## WHAT THE TASK REQUIRES
Write out every line exactly, from the start of the records below to the line with "plt.rcParams['font.family'] = ['Liberation", and stop there. Don't write out the pictures.

## INFORMATION SUPPLIED
▶
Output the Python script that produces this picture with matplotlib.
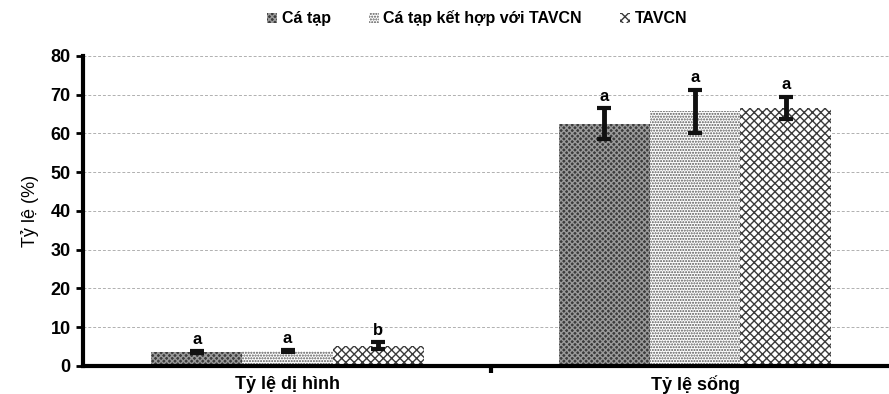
import numpy as np
import matplotlib.pyplot as plt

plt.rcParams['font.family'] = ['Liberation Sans', 'DejaVu Sans']

categories = ["Tỷ lệ dị hình", "Tỷ lệ sống"]
series = ["Cá tạp", "Cá tạp kết hợp với TAVCN", "TAVCN"]
means = [[3.5, 62.5],
         [3.8, 65.7],
         [5.2, 66.6]]
errs = [[0.25, 4.0],
        [0.25, 5.6],
        [0.9, 2.9]]
letters = [["a", "a"],
           ["a", "a"],
           ["b", "a"]]

faces = ['#3c3c3c', 'white', 'white']
hatch_cols = ['#9a9a9a', '#555555', '#3a3a3a']
hatches = ['xxxxxx', '......', 'xxxx']

fig = plt.figure(figsize=(8.89, 3.94), dpi=100)
ax = fig.add_axes([0.0934, 0.0711, 0.9066, 0.787])

x = np.arange(len(categories))
w = 0.223
for i in range(len(series)):
    pos = x + (i - 1) * w
    ax.bar(pos, means[i], w, color=faces[i], edgecolor=hatch_cols[i],
           hatch=hatches[i], linewidth=0, label=series[i], zorder=2)
    ax.errorbar(pos, means[i], yerr=errs[i], fmt='none', ecolor='#111111',
                elinewidth=3.5, capsize=5, capthick=3, zorder=3)
    for j in range(len(categories)):
        ax.text(pos[j], means[i][j] + errs[i][j] + 1.2, letters[i][j],
                ha='center', va='bottom', fontsize=12, fontweight='bold')

ax.set_xlim(-0.502, 1.476)
ax.set_ylim(0, 80)
ax.set_yticks(range(0, 81, 10))
ax.set_xticks([0.5])
ax.set_xticklabels([''])
ax.set_xticks(x, minor=True)
ax.set_xticklabels(categories, minor=True, fontsize=13, fontweight='bold')
ax.tick_params(axis='x', which='minor', length=0, pad=7)
ax.tick_params(axis='x', which='major', length=5, width=3, direction='out')
ax.tick_params(axis='y', length=5, width=2, direction='out', labelsize=13, pad=4)
for lab in ax.get_yticklabels():
    lab.set_fontweight('bold')

for s in ['top', 'right']:
    ax.spines[s].set_visible(False)
for s in ['left', 'bottom']:
    ax.spines[s].set_linewidth(3)

ax.yaxis.grid(True, color='#b0b0b0', linestyle=(0, (3, 2)), linewidth=0.7, zorder=0)
ax.set_axisbelow(True)
ax.set_ylabel("Tỷ lệ (%)", fontsize=13, labelpad=8)

fig.legend(loc='upper center', bbox_to_anchor=(0.537, 1.01), ncol=3, frameon=False,
           prop={'weight': 'bold', 'size': 11.5}, handlelength=0.6, handleheight=0.6,
           handletextpad=0.3, columnspacing=2.4)

fig.savefig('out.png')
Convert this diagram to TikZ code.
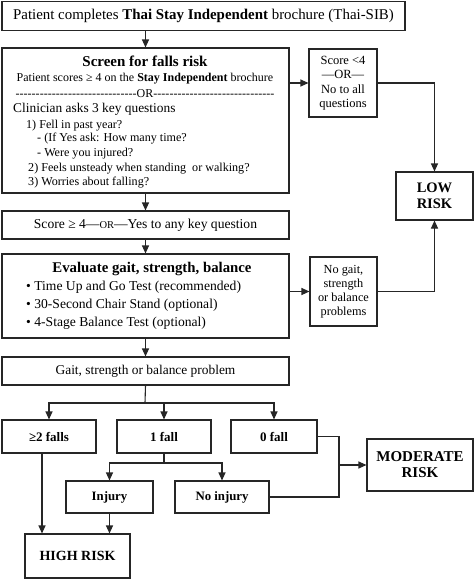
\documentclass[tikz,border=0pt]{standalone}
\usepackage{fontspec}
\setmainfont{Liberation Serif}
\usetikzlibrary{arrows.meta}
\definecolor{lc}{gray}{0.15}
\newcommand{\fs}[2]{\fontsize{#1}{#2}\selectfont}
\tikzset{
  box/.style={draw=lc, line width=1.1pt, inner sep=0pt, align=center, text=black},
  txt/.style={inner sep=0pt, text=black},
  conn/.style={draw=lc, line width=1.1pt},
  arr/.style={conn, -{Triangle[length=8pt,width=7pt]}},
}
\begin{document}
\begin{tikzpicture}[x=1pt,y=-1pt]
\useasboundingbox (0,0) rectangle (474,579);
\fill[white] (0,0) rectangle (474,579);
% boxes
\node[box, minimum width=403pt, minimum height=29pt, font=\fs{14.9}{16}] (top) at (203.5,16) {Patient completes \textbf{Thai Stay Independent} brochure (Thai-SIB)};
\node[box, minimum width=287pt, minimum height=145pt] (screen) at (145.5,120.5) {};
\node[txt, font=\fs{15}{18}\bfseries] (s1) at (145,61) {Screen for falls risk};
\node[txt, font=\fs{12}{14}] (s2) at (145,79) {Patient scores ≥ 4 on the \textbf{Stay Independent} brochure};
\node[txt, font=\fs{12}{14}] (s3) at (145,94) {\makebox[259pt]{\xleaders\hbox{-}\hfill OR\xleaders\hbox{-}\hfill}};
\node[txt, anchor=west, font=\fs{13.4}{16}] (s4) at (13,109) {Clinician asks 3 key questions};
\node[txt, anchor=west, font=\fs{12.1}{14}] (s5) at (26,126) {1) Fell in past year?};
\node[txt, anchor=west, font=\fs{12.1}{14}] (s6) at (37,139) {- (If Yes ask: How many time?};
\node[txt, anchor=west, font=\fs{12.1}{14}] (s7) at (37,154) {- Were you injured?};
\node[txt, anchor=west, font=\fs{12.1}{14}] (s8) at (28,169) {2) Feels unsteady when standing\ \ or walking?};
\node[txt, anchor=west, font=\fs{12.1}{14}] (s9) at (28,183) {3) Worries about falling?};

\node[box, minimum width=68pt, minimum height=68pt, font=\fs{12.5}{14.5}] (lo4) at (343,83) {Score <4\\—OR—\\No to all\\questions};
\node[box, minimum width=77pt, minimum height=48pt, font=\fs{14.5}{16}\bfseries] (low) at (434.5,196) {LOW\\RISK};

\node[box, minimum width=287pt, minimum height=28pt, font=\fs{13.6}{15}] (sc4) at (145.5,225) {Score ≥ 4—{\fs{10.5}{12}OR}—Yes to any key question};

\node[box, minimum width=287pt, minimum height=84pt] (eval) at (145.5,296) {};
\node[txt, font=\fs{14.8}{18}\bfseries] (e1) at (152,269) {Evaluate gait, strength, balance};
\node[txt, anchor=west, font=\fs{13.6}{15}] (e2) at (26,287) {• Time Up and Go Test (recommended)};
\node[txt, anchor=west, font=\fs{13.6}{15}] (e3) at (26,305) {• 30-Second Chair Stand (optional)};
\node[txt, anchor=west, font=\fs{13.6}{15}] (e4) at (26,323) {• 4-Stage Balance Test (optional)};

\node[box, minimum width=67pt, minimum height=69pt, font=\fs{12.3}{14}] (nogait) at (343.5,291.5) {No gait,\\strength\\or balance\\problems};

\node[box, minimum width=287pt, minimum height=28pt, font=\fs{13.4}{14}] (gait) at (145.5,371) {Gait, strength or balance problem};

\node[box, minimum width=94pt, minimum height=33pt, font=\fs{13}{15}\bfseries] (f2) at (49,436.5) {≥2 falls};
\node[box, minimum width=94pt, minimum height=33pt, font=\fs{13}{15}\bfseries] (f1) at (164,436.5) {1 fall};
\node[box, minimum width=86pt, minimum height=33pt, font=\fs{13}{15}\bfseries] (f0) at (274,436.5) {0 fall};

\node[box, minimum width=106pt, minimum height=52pt, font=\fs{15}{16}\bfseries] (mod) at (420,465) {MODERATE\\RISK};

\node[box, minimum width=87pt, minimum height=32pt, font=\fs{12.8}{14}\bfseries] (inj) at (109.5,497) {Injury};
\node[box, minimum width=94pt, minimum height=32pt, font=\fs{12.8}{14}\bfseries] (noinj) at (222,497) {No injury};

\node[box, minimum width=105pt, minimum height=44pt, font=\fs{14}{16}\bfseries] (high) at (77.5,556) {HIGH RISK};

% connectors
\draw[arr] (screen.north |- top.south) -- (screen.north);
\draw[arr] (screen.south) -- (sc4.north);
\draw[arr] (sc4.south) -- (eval.north);
\draw[arr] (eval.south) -- (gait.north);
\draw[arr] (screen.east |- lo4.west) -- (lo4.west);
\draw[arr] (lo4.east) -| (low.north);
\draw[arr] (eval.east |- nogait.west) -- (nogait.west);
\draw[arr] (nogait.east) -| (low.south);

\coordinate (br) at (145,403);
\draw[conn] (gait.south) -- (br);
\draw[arr] (br) -| (f2.north);
\draw[arr] (br) -| (f1.north);
\draw[arr] (br) -| (f0.north);

\coordinate (br2) at (164,463);
\draw[conn] (f1.south) -- (br2);
\draw[arr] (br2) -| (inj.north);
\draw[arr] (br2) -| (noinj.north);

\draw[arr] ([xshift=-7pt]f2.south) -- ([xshift=-7pt]f2.south |- high.north);
\draw[arr] (inj.south) -- (inj.south |- high.north);

\coordinate (j) at (339,465);
\draw[conn] (f0.east) -| (j);
\draw[conn] (noinj.east) -| (j);
\draw[arr] (j) -- (mod.west);
\end{tikzpicture}
\end{document}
◀
## WRITTEN RESPONSE
Output the Python script that produces this picture with matplotlib.
import numpy as np
import matplotlib.pyplot as plt

plt.rcParams['font.family'] = ['Liberation Sans', 'DejaVu Sans']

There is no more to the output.